Quick Care Facts
• Care Level: Expert • Temperament: Aggressive • Maximum Size: 38"
• Minimum Tank Size: 360 gallons • Water Conditions: 65-75° F, dKH 8-12, pH 8.1-8.4, sg 1.020-1.025
• Diet: Carnivore • Origin: Australia
• Family: Brachaeluridae • Species: Sharks • Aquarium Type: Predatory
Native Habitat and Species Information
Blind Shark native habitat, distribution, behavior & aquarium compatibility.
Blind Sharks (Brachaelurus waddi) originate from Australia, where they range from Queensland to southern New South Wales. They live in shallow coastal waters ranging from just a few feet in depth down to about 250 feet. They are commonly found during the nighttime hours in shallow high-energy surge zones, where they move about the rocky underwater terrain in search of small invertebrates and bony fish to feed on.
Despite their common name, Blind Sharks can actually see equally well as any other shark species. Their common name came from its habit of closing its eyes when taken out of the water. Blind Sharks make their way into the aquarium hobby from time to time since they are fairly well suited for larger home aquariums between 360 and 1000 gallons in size.
Most captive raised Blind Shark specimens only reach about 3 feet in length, which along with being a benthic or bottom-dwelling Shark species make them better suited for aquarium life than open water shark species. They do make it into the hobby are often marketed under a wide variety of common names that include: Blind Shark, Aussie Blind Shark, Australian Blind Shark, Brown Carpet Shark, Grey Carpet Shark and other similar variants.
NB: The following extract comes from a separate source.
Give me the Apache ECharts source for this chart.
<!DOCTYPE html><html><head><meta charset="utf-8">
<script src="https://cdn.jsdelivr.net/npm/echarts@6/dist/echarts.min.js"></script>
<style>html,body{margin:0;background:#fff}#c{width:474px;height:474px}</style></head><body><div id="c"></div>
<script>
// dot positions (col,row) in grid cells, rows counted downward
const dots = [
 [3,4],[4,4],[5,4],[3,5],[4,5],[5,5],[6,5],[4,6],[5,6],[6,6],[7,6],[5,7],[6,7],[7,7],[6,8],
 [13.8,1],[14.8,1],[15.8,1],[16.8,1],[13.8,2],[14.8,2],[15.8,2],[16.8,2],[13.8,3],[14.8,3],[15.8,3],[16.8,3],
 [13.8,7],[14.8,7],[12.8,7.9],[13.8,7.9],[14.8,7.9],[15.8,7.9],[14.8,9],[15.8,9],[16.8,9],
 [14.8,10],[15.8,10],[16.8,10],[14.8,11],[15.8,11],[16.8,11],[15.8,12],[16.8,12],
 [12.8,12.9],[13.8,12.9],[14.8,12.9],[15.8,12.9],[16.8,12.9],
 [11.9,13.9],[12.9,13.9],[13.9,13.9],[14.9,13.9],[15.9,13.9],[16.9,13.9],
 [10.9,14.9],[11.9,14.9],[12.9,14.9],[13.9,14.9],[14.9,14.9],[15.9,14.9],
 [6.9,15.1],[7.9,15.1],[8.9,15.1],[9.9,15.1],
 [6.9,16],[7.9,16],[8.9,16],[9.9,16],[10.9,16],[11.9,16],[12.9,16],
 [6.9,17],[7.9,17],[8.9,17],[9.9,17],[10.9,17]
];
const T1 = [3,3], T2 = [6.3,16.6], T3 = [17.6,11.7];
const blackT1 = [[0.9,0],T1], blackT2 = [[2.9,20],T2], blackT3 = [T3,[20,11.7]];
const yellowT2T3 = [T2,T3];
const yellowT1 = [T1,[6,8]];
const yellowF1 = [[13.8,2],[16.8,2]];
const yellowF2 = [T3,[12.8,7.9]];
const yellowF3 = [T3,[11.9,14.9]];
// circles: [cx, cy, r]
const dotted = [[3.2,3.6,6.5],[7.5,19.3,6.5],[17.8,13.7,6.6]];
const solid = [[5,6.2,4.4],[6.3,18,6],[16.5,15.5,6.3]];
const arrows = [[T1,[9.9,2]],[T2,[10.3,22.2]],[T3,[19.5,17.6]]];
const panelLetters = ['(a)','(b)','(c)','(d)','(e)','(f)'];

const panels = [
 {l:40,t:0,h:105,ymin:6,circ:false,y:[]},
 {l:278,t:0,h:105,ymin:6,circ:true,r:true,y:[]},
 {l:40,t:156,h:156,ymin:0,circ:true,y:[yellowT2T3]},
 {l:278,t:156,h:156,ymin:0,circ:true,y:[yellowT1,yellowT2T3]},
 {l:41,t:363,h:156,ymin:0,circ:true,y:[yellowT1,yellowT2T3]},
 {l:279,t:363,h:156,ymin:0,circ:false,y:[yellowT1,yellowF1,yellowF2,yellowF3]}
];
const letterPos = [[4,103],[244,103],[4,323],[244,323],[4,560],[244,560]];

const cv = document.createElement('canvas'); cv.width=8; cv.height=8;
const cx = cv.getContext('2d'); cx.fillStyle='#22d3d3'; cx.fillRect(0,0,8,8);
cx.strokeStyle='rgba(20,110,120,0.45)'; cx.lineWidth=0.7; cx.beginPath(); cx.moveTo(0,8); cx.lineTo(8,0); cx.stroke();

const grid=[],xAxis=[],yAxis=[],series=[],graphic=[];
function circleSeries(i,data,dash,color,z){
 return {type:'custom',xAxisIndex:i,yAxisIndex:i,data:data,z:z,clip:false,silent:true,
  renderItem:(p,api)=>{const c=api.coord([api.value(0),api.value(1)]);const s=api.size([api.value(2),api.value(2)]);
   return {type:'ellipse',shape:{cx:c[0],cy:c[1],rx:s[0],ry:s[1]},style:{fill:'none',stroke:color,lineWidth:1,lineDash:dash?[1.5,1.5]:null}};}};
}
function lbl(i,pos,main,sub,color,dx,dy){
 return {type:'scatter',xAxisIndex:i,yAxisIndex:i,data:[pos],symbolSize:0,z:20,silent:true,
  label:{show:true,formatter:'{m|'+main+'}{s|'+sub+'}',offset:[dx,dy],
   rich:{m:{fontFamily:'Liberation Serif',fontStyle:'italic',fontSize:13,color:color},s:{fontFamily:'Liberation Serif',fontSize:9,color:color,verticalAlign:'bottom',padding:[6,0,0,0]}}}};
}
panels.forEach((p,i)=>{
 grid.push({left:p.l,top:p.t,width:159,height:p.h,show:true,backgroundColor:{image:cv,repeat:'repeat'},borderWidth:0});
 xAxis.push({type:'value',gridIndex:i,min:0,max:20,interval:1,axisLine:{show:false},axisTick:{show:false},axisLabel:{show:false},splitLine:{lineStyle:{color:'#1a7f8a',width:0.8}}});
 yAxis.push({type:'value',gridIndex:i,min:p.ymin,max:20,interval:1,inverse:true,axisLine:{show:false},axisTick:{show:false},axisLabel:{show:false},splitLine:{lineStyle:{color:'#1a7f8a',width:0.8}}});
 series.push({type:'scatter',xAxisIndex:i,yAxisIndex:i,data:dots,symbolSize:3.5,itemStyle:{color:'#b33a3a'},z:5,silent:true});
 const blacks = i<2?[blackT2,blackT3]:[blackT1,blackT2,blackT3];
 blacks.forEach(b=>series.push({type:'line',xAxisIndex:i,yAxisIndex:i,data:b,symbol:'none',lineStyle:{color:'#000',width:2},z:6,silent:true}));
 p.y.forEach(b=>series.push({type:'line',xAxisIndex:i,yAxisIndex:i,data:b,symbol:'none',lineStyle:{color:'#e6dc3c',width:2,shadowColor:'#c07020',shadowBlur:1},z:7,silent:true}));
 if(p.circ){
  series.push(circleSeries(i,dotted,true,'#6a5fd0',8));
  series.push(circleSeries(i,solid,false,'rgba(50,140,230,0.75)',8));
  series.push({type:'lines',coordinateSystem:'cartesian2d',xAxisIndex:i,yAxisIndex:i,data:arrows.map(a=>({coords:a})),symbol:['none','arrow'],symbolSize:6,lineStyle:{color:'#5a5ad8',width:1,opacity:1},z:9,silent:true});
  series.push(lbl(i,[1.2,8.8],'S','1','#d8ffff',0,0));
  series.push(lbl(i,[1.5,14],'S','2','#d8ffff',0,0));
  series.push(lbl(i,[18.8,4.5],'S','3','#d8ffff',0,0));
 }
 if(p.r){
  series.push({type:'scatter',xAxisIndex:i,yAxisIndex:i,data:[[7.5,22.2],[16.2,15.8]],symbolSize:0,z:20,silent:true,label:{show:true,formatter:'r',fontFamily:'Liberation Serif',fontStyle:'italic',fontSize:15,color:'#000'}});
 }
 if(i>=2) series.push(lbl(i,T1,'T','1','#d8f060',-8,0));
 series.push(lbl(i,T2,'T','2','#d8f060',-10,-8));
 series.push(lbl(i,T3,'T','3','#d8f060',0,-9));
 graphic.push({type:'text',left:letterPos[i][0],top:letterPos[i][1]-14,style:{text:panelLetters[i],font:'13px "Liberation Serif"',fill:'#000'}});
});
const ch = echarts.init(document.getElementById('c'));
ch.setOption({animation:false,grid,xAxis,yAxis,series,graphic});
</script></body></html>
How to successfully keep Blind Shark in the home aquarium.
There are some general aspects of shark husbandry that all hobbyists looking to keep sharks in their home aquarium should be aware of. All sharks even those available within the aquarium hobby are large in terms of home aquarium sizes. Therefore it is important that all sharks are housed in large aquariums that have a foot print that is wide and long, which will give the shark room to swim and accommodate a larger water volume.
A good rule of thumb for a minimum shark aquarium is for the aquarium to be at least 1 to 2 times as wide as the shark is long and 2 to 4 times as long, with larger always being better. Secondly, sharks require plenty of dissolved oxygen in the water and are sensitive to low oxygen environments.
Plenty of water volume, moderate water currents and strong mechanical and biological filtration is very important in order to support the bio load that a large bodied fish like a shark places on an aquarium filtration system. A sand or mixed sand rubble substrate is important for benthic shark species that spend a lot of time laying on the substrate so that they do not scratch or agitate their underside which can lead to open wounds and disease.
The aquarium should be well covered and all equipment like heaters and skimmers should be outside the main aquarium in a sump or other external setup to eliminate any excess electrical currents in the water, which will stress the sharks being housed in the display tank.
In addition to the common requirements of smaller reef sharks being housed in the home aquarium, Australian Blind Sharks need very high levels of dissolved oxygen and strong water movement. They will also do best when presented with multiple large rocky caves and rock overhangs in which they can seek refuge and explore.
Australian Blind Sharks will also appreciate vegetation like sea grass or other hardy marine plants. Hobbyists should strive to design the aquarium decor to provide both large rocky caves, crevices and other shaded areas, along with plenty of open area where the shark can swim freely and turn around easily.
Feeding & Nutrition
How to feed and provide proper nutrition for Blind Shark.
Wild Blind Sharks feed on a wide range of small invertebrates and small bony fishes that they come across in the rocky coastal caves in crevices that they frequent each night while looking for food.
Despite being a nocturnal species in the wild, Blind Sharks adapt remarkably well to aquarium life and will generally accept food within a day or so of being added to the aquarium. Most hobbyists do not experience any issues with feeding this species even while the bright aquarium lights are on.
Blind Sharks should be fed a variety of marine based meaty foods like clams, squid, shrimp, fish, crabs, mollusks, prawns or other similar raw foods. It is best to feed a varied diet in order to insure that the shark receives a variety of vitamins and minerals in order to maintain a strong immune system.